Intelligence collective
Autant de secteurs où elles se retrouvent désormais en
concurrence avec des entreprises privées, depuis que celles-ci ont investi ces
nouveaux « marchés », traditionnellement couverts par les
associations, comme ceux des services à la personne. Une concurrence jugée déloyale
par le privé. Les associations, y compris celles qui sont devenues des quasi
entreprises, bénéficient du régime fiscal dérogatoire des organismes non
lucratifs, comme la non soumission aux impôts commerciaux. Et ce, quel que soit
le montant de son budget ou de leur chiffre d’affaires.
Quelle différence alors entre une association et un
prestataire privé ? Entre une régie associative de quartier qui entretient
des espaces verts et une entreprise de nettoyage ? « Une association
va le faire avec des travailleurs en insertion, à qui elle propose des actions
de formation et d’accompagnement social, précise Didier Minot.

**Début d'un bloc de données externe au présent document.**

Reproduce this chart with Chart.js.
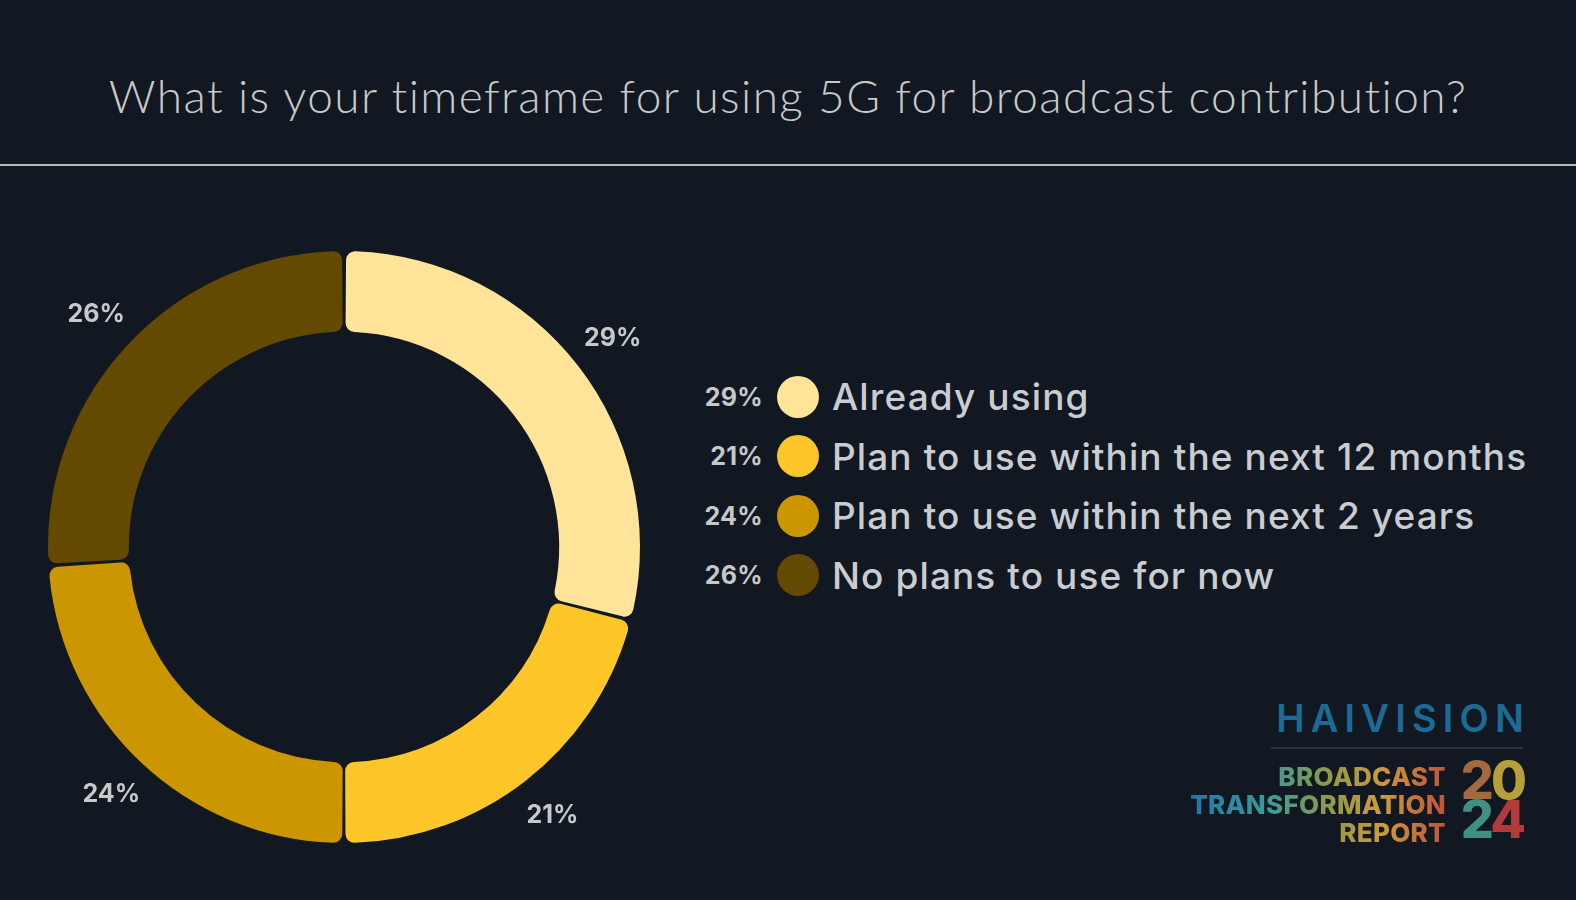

Sa finalité
n’est pas le profit, sa finalité se situe dans des missions d’intérêt général
reconnues, au service de la collectivité. » Fabriquer de l’intelligence
collective sans forcément vendre un business plan sera-t-il encore possible
dans un monde privé de ses associations ?
Nadia Djabali
Notes
[1] Sur ce sujet, Didier Minot vient de publier l’ouvrage Des
associations citoyennes pour demain, Editions Charles Léopold Mayer, septembre
2013, 20 euros.
[2] Les associations entre mutations et crise économique –
État des difficultés (octobre 2012), étude nationale par réalisée par
Deloitte et le CNRS-Centre d’économie sociale.